Ncaa Basketball Bracket Predictions: What Most People Get Wrong

The math of March is basically a lie. We spend months staring at NET rankings and Quad 1 wins like they’re holy scripture, only to watch a 13-seed from a conference we can't find on a map ruin everything in forty minutes. It’s glorious. It’s also incredibly frustrating if you're actually trying to be right.

Honestly, the biggest mistake people make with ncaa basketball bracket predictions is trusting the "experts" too much. Look at the 2026 landscape right now. We have Michigan sitting at the top of the world under Dusty May. They’ve been dominant. But they just dropped a game to Wisconsin, and suddenly everyone is scrambling to figure out if they’re still a 1-seed or if Arizona or UConn has the better resume.

Predictions aren't about who is best today.

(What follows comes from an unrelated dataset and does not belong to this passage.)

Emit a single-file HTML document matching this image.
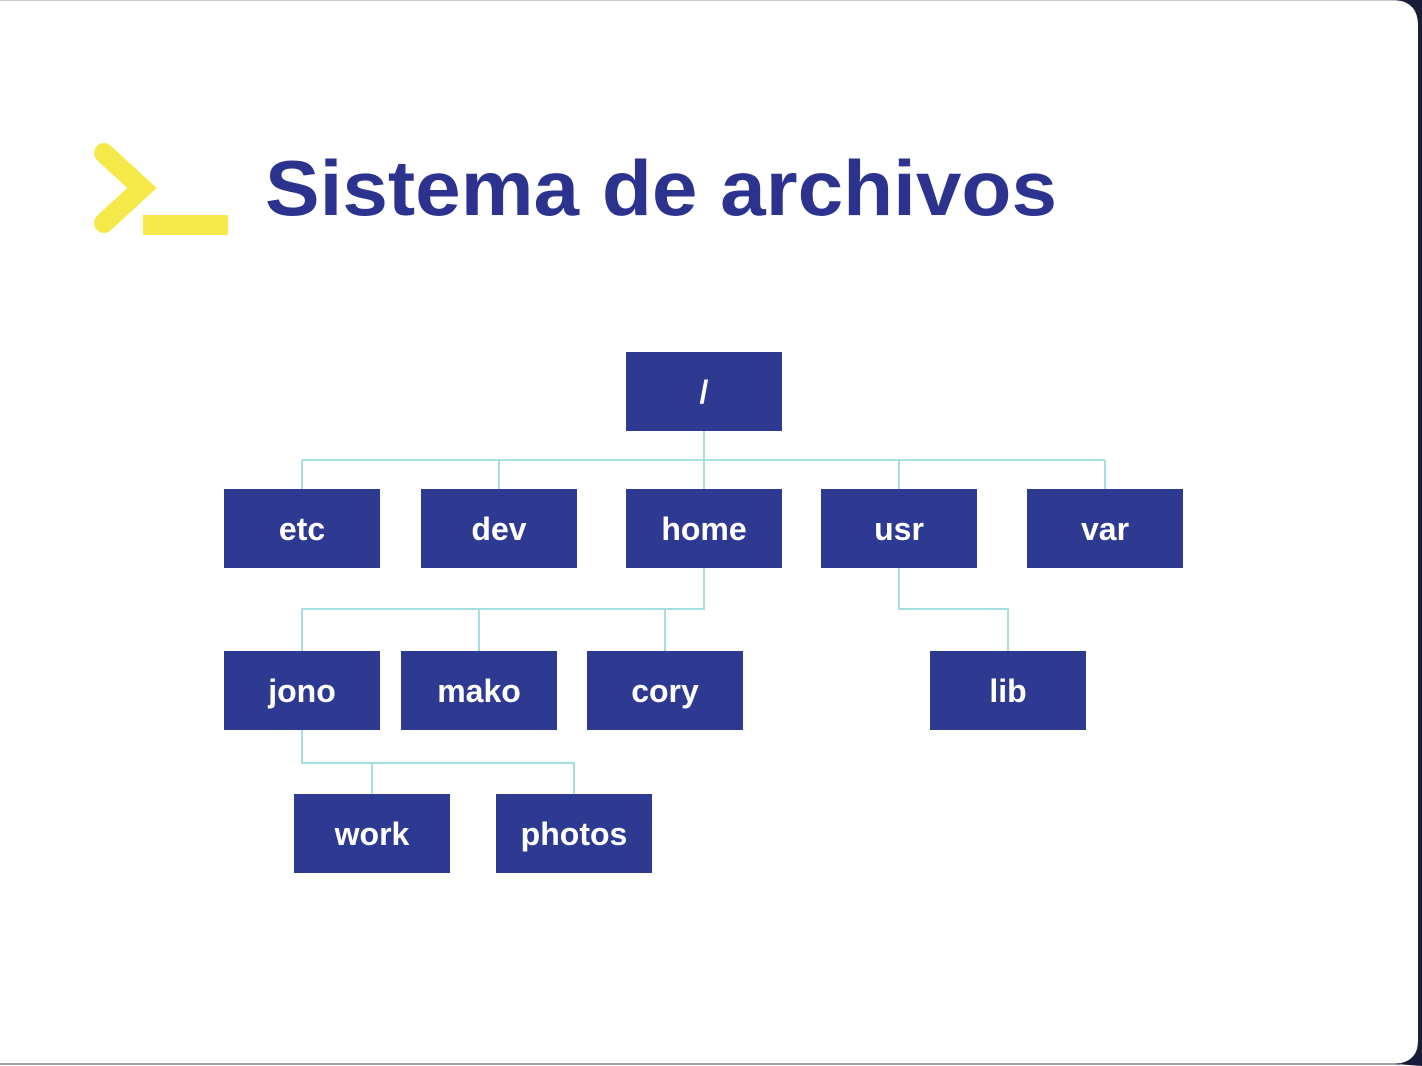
<!DOCTYPE html>
<html><head><meta charset="utf-8"><style>
html,body{margin:0;padding:0;background:#fff;}
svg{display:block;}
</style></head><body>
<svg width="1422" height="1066" viewBox="0 0 1422 1066" xmlns="http://www.w3.org/2000/svg">
<rect x="0" y="0" width="1422" height="1066" fill="#fff"/>
<line x1="0" y1="0.5" x2="1400" y2="0.5" stroke="#c8c8d0" stroke-width="1"/>
<line x1="0" y1="1064" x2="1400" y2="1064" stroke="#a0a0a8" stroke-width="2"/>
<path d="M1395 0 Q1418 2 1418 25 L1418 1041 Q1418 1062 1395 1064 L1422 1066 L1422 0 Z" fill="#1a1d3a"/>
<polyline points="104,153 142,188 104,223" fill="none" stroke="#f5e94a" stroke-width="20" stroke-linecap="round" stroke-linejoin="miter"/>
<rect x="143" y="215" width="85" height="20" fill="#f5e94a"/>
<text x="265" y="215" font-family="Liberation Sans, sans-serif" font-weight="bold" font-size="78" fill="#2b338f" textLength="792" lengthAdjust="spacingAndGlyphs">Sistema de archivos</text>
<g stroke="#a6dfe0" stroke-width="2" fill="none">
<line x1="704" y1="431" x2="704" y2="489"/>
<line x1="302" y1="460" x2="1105" y2="460"/>
<line x1="302" y1="460" x2="302" y2="489"/>
<line x1="499" y1="460" x2="499" y2="489"/>
<line x1="899" y1="460" x2="899" y2="489"/>
<line x1="1105" y1="460" x2="1105" y2="489"/>
<polyline points="704,568 704,609 302,609 302,651"/>
<line x1="479" y1="609" x2="479" y2="651"/>
<line x1="665" y1="609" x2="665" y2="651"/>
<polyline points="899,568 899,609 1008,609 1008,651"/>
<polyline points="302,730 302,763 574,763 574,794"/>
<line x1="372" y1="763" x2="372" y2="794"/>
</g>
<g fill="#2e3a91">
<rect x="626" y="352" width="156" height="79"/>
<rect x="224" y="489" width="156" height="79"/>
<rect x="421" y="489" width="156" height="79"/>
<rect x="626" y="489" width="156" height="79"/>
<rect x="821" y="489" width="156" height="79"/>
<rect x="1027" y="489" width="156" height="79"/>
<rect x="224" y="651" width="156" height="79"/>
<rect x="401" y="651" width="156" height="79"/>
<rect x="587" y="651" width="156" height="79"/>
<rect x="930" y="651" width="156" height="79"/>
<rect x="294" y="794" width="156" height="79"/>
<rect x="496" y="794" width="156" height="79"/>
</g>
<g fill="#fff" font-family="Liberation Sans, sans-serif" font-weight="bold" font-size="32" text-anchor="middle">
<text x="704" y="403">/</text>
<text x="302" y="540">etc</text>
<text x="499" y="540">dev</text>
<text x="704" y="540">home</text>
<text x="899" y="540">usr</text>
<text x="1105" y="540">var</text>
<text x="302" y="702">jono</text>
<text x="479" y="702">mako</text>
<text x="665" y="702">cory</text>
<text x="1008" y="702">lib</text>
<text x="372" y="845">work</text>
<text x="574" y="845">photos</text>
</g>
</svg>
</body></html>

They’re about who won’t wet the bed in a neutral-site gym in Boise on a Thursday afternoon.

The 1-Seed Trap in NCAA Basketball Bracket Predictions

Everyone puts the 1-seeds in the Final Four. Don't do that. It rarely happens. In fact, since the tournament expanded, we've only seen all four 1-seeds make the Final Four once, back in 2008. If your bracket has four 1-seeds at the end, you've already lost.

You’ve gotta pick at least one of them to die early. Currently, Duke and Arizona look like the safest bets for the top line. Duke has been a steady presence in almost every model, from the AP poll to the computer-heavy metrics. Arizona, now in the Big 12, is navigating a gauntlet that would make most teams crumble.

But look at the "soft" 1-seeds. Sometimes a team like Iowa State gets high marks from the computers—they love that Cyclone defense—but if they can’t find a bucket in a half-court set during the Round of 32, they're toast.

Efficiency Over Hype

If you want to win your pool, stop watching the highlights. Start looking at KenPom. Specifically, look at Adjusted Efficiency Margin (AdjEM).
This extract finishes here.